GIVEN PROBLEM ::
Only lines holding the word "with" should be copied from the material.

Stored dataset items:
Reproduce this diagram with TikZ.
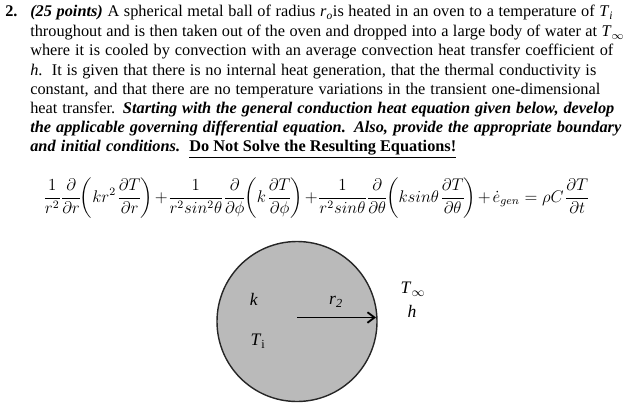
\documentclass[tikz,border=0pt]{standalone}
\usepackage{amsmath}
\usepackage{fontspec}
\setmainfont{Liberation Serif}
\usepackage{tikz}
\usetikzlibrary{arrows.meta}
\tikzset{
    textline/.style = {anchor=base west, inner sep=0pt, font=\fontsize{11.6}{14}\selectfont},
    ball label/.style = {inner sep=0pt, font=\fontsize{12.5}{14}\selectfont}
}
\newlength{\pxunit}
\setlength{\pxunit}{.025cm}
\newcommand{\itsub}[2]{\textit{#1}\textsubscript{\textit{#2}}}
\newcommand{\fitline}[2]{\makebox[#1\pxunit][s]{#2}}
\begin{document}
\begin{tikzpicture}[>={Straight Barb[length=5pt, width=7.5pt]}, x=.025cm, y=-.025cm]
            \useasboundingbox (0, 0) rectangle (629, 407);
            \node[textline] (number) at (5, 17) {\textbf{2.}};
            \node[textline] (line1) at (30, 17) {\fitline{583}{\textbf{\textit{(25 points)}} A spherical metal ball of radius \itsub{r}{o}is heated in an oven to a temperature of \itsub{T}{i}}};
            \node[textline] (line2) at (30, 36.5) {\fitline{594}{throughout and is then taken out of the oven and dropped into a large body of water at \textit{T}\textsubscript{$\infty$}}};
            \node[textline] (line3) at (30, 56) {\fitline{583}{where it is cooled by convection with an average convection heat transfer coefficient of}};
            \node[textline] (line4) at (30, 75) {\fitline{566}{\textit{h}.\ \ It is given that there is no internal heat generation, that the thermal conductivity is}};
            \node[textline] (line5) at (30, 94) {\fitline{570}{constant, and that there are no temperature variations in the transient one-dimensional}};
            \node[textline] (line6) at (30, 113) {\fitline{584}{heat transfer. \textbf{\textit{Starting with the general conduction heat equation given below, develop}}}};
            \node[textline] (line7) at (30, 132.5) {\fitline{591}{\textbf{\textit{the applicable governing differential equation. Also, provide the appropriate boundary}}}};
            \node[textline] (line8) at (30, 151) {\fitline{426}{\textbf{\textit{and initial conditions.}} \textbf{\underline{Do Not Solve the Resulting Equations!}}}};
            \node[inner sep=0pt] (equation) at (316.5, 198) {\fontsize{11.6}{14}\selectfont\nulldelimiterspace=0pt\medmuskip=2mu$\displaystyle
                \frac{1}{r^2}\,\frac{\partial}{\partial r}\bigg(kr^2\,\frac{\partial T}{\partial r}\bigg)
                + \frac{1}{r^2 sin^2\theta}\,\frac{\partial}{\partial\phi}\bigg(k\,\frac{\partial T}{\partial\phi}\bigg)
                + \frac{1}{r^2 sin\theta}\,\frac{\partial}{\partial\theta}\bigg(ksin\theta\,\frac{\partial T}{\partial\theta}\bigg)
                + \dot{e}_{gen} = \rho C\,\frac{\partial T}{\partial t}$};
            \node[circle, draw=black!85, fill=black!27, line width=1pt, minimum size=160*.025cm, inner sep=0pt] (ball) at (297, 321.5) {};
            \coordinate (radius start) at (297, 317.5);
            \coordinate (radius end) at (376, 317.5);
            \draw[->, line width=1.3pt] (radius start) -- (radius end);
            \node[ball label] (conductivity) at (254, 299) {\textit{k}};
            \node[ball label] (radius) at (336, 302) {\itsub{r}{2}};
            \node[ball label] (initial) at (258, 341) {\textit{T}\textsubscript{i}};
            \node[ball label] (ambient) at (413, 289) {\textit{T}\textsubscript{$\infty$}};
            \node[ball label] (coefficient) at (412, 311) {\textit{h}};
        \end{tikzpicture}
\end{document}
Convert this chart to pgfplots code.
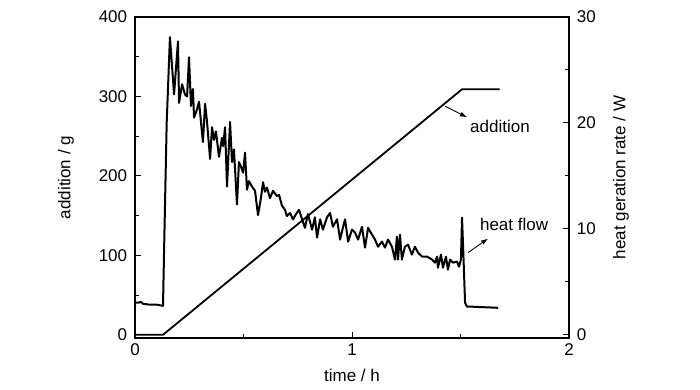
\documentclass[border=0pt]{standalone}
\usepackage{fontspec}
\setmainfont{Liberation Sans}
\usepackage{pgfplots}
\pgfplotsset{compat=1.18}
\usetikzlibrary{arrows.meta}
\begin{document}
\fontsize{17}{20}\selectfont
\begin{tikzpicture}
\useasboundingbox (-135pt,-52pt) rectangle (565pt,338pt);
\pgfplotsset{
  common/.style={
    at={(0pt,0pt)}, anchor=south west,
    scale only axis, width=434pt, height=321pt,
    xmin=0, xmax=2,
    tick align=inside,
    major tick length=6pt, minor tick length=4pt,
    axis line style={line width=1.1pt},
    every tick/.style={line width=1pt, black},
    ticklabel style={font=\fontsize{17}{20}\selectfont},
    label style={font=\fontsize{17}{20}\selectfont},
    /pgf/number format/assume math mode=true,
  }
}
\begin{axis}[common,
  ymin=-4, ymax=400,
  xtick={0,1,2}, ytick={0,100,200,300,400},
  minor x tick num=1, minor y tick num=1,
  xtick pos=bottom, ytick pos=left,
  xlabel={time / h}, ylabel={addition / g},
  xlabel style={at={(axis description cs:0.5,0)}, anchor=center, yshift=-37pt},
  ylabel style={at={(axis description cs:0,0.5)}, anchor=center, yshift=69pt},
  yticklabel style={xshift=-2pt},
]
\addplot[black, line width=1.8pt, line join=round] coordinates {
(0,0) (0.129,0) (1.507,309) (1.68,309)
};
\draw[line width=0.9pt, -{Latex[length=7pt,width=5pt]}] (axis cs:1.429,287.7) -- (axis cs:1.530,273.8);
\node[font=\fontsize{17}{20}\selectfont] at (axis cs:1.682,262.5) {addition};
\draw[line width=0.9pt, -{Latex[length=7pt,width=5pt]}] (axis cs:1.535,103.5) -- (axis cs:1.627,121.1);
\node[font=\fontsize{17}{20}\selectfont] at (axis cs:1.747,138.8) {heat flow};
\end{axis}
\begin{axis}[common,
  ymin=-0.3, ymax=30,
  hide x axis, axis y line*=right,
  ytick={0,10,20,30}, minor y tick num=1,
  ylabel={heat geration rate / W},
  ylabel style={at={(axis description cs:1,0.5)}, anchor=center, yshift=-52pt},
  yticklabel style={xshift=2pt},
]
\addplot[black, line width=2pt, line join=round] coordinates {
(0,3.03) (0.014,3.03) (0.028,3.1) (0.037,2.93) (0.069,2.84) (0.101,2.84) (0.129,2.74)
(0.136,10) (0.146,20) (0.161,28.1)
(0.180,22.7) (0.198,27.7) (0.203,21.9) (0.217,23.65) (0.230,22.7) (0.240,22.5)
(0.249,26.2) (0.258,21.6) (0.267,23.2) (0.272,20.5) (0.286,21.3) (0.295,22.0)
(0.313,18.2) (0.323,21.8) (0.332,20.1) (0.346,16.6) (0.355,19.6) (0.364,18.4)
(0.373,19.2) (0.387,16.8) (0.401,18.6) (0.406,17.8) (0.415,19.6) (0.424,14.0)
(0.438,20.1) (0.447,16.3) (0.456,17.5) (0.470,12.3) (0.479,16.3) (0.488,15.9)
(0.498,15.3) (0.507,17.2) (0.516,13.7) (0.525,14.5) (0.539,14.0) (0.553,13.6)
(0.567,11.3) (0.581,13.0) (0.590,14.4) (0.599,13.5) (0.608,13.9) (0.622,12.9)
(0.636,13.6) (0.654,13.1) (0.664,13.2) (0.677,12.2) (0.691,11.8) (0.700,11.2)
(0.714,11.5) (0.728,10.9) (0.742,11.4) (0.756,11.8) (0.770,10.9) (0.783,10.1)
(0.797,11.4) (0.816,9.93) (0.829,11.1) (0.839,9.18) (0.853,10.9) (0.866,9.93)
(0.885,11.1) (0.899,11.5) (0.912,10.2) (0.931,10.9) (0.945,8.99) (0.959,10.2)
(0.968,10.9) (0.982,8.80) (1.000,9.93) (1.014,9.65) (1.028,8.99) (1.046,10.2)
(1.060,8.23) (1.074,10.1) (1.092,9.46) (1.106,8.99) (1.120,8.32) (1.138,8.80)
(1.152,8.23) (1.166,8.99) (1.184,8.32) (1.198,7.10) (1.207,9.27) (1.212,7.10)
(1.221,9.46) (1.230,7.10) (1.244,8.32) (1.258,8.51) (1.276,7.57) (1.290,8.32)
(1.304,7.76) (1.323,7.38) (1.346,7.38) (1.369,7.10) (1.382,6.81) (1.392,7.38)
(1.396,6.34) (1.410,7.57) (1.419,6.34) (1.433,7.38) (1.442,6.15) (1.452,7.10)
(1.465,6.81) (1.484,6.91) (1.493,6.43) (1.502,7.10) (1.507,11.07) (1.512,8.32)
(1.521,3.03) (1.530,2.65) (1.558,2.65) (1.673,2.55)
};
\end{axis}
\end{tikzpicture}
\end{document}
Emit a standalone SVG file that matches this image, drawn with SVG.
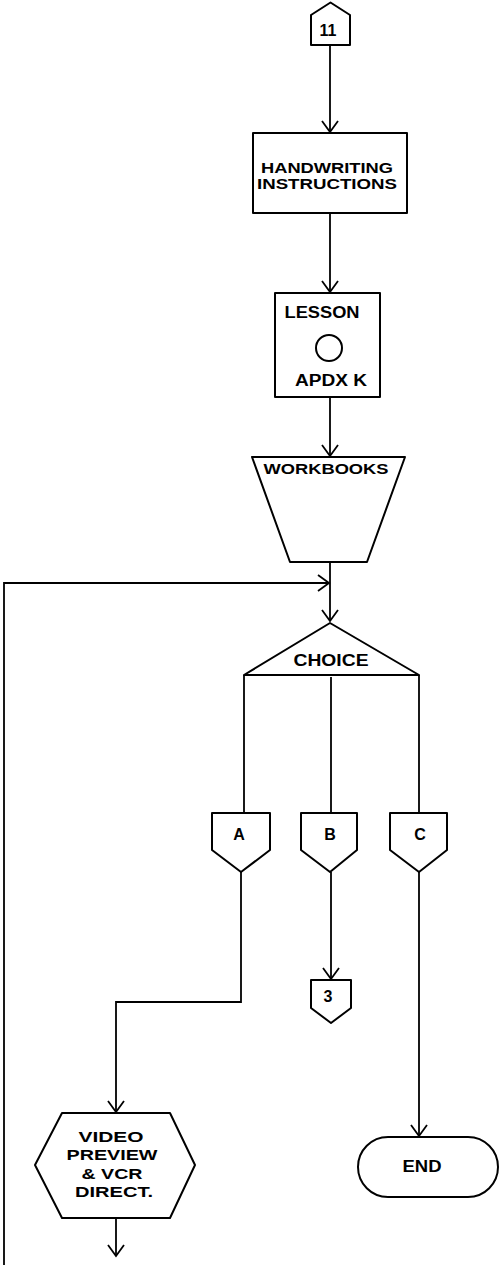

SOLUTION FOR THIS EXERCISE ::
Reproduce this diagram with TikZ.
            \node[textline] (line3) at (30, 56) {\fitline{583}{where it is cooled by convection with an average convection heat transfer coefficient of}};
            \node[textline] (line6) at (30, 113) {\fitline{584}{heat transfer. \textbf{\textit{Starting with the general conduction heat equation given below, develop}}}};
Emit a standalone SVG file that matches this image, drawn with SVG.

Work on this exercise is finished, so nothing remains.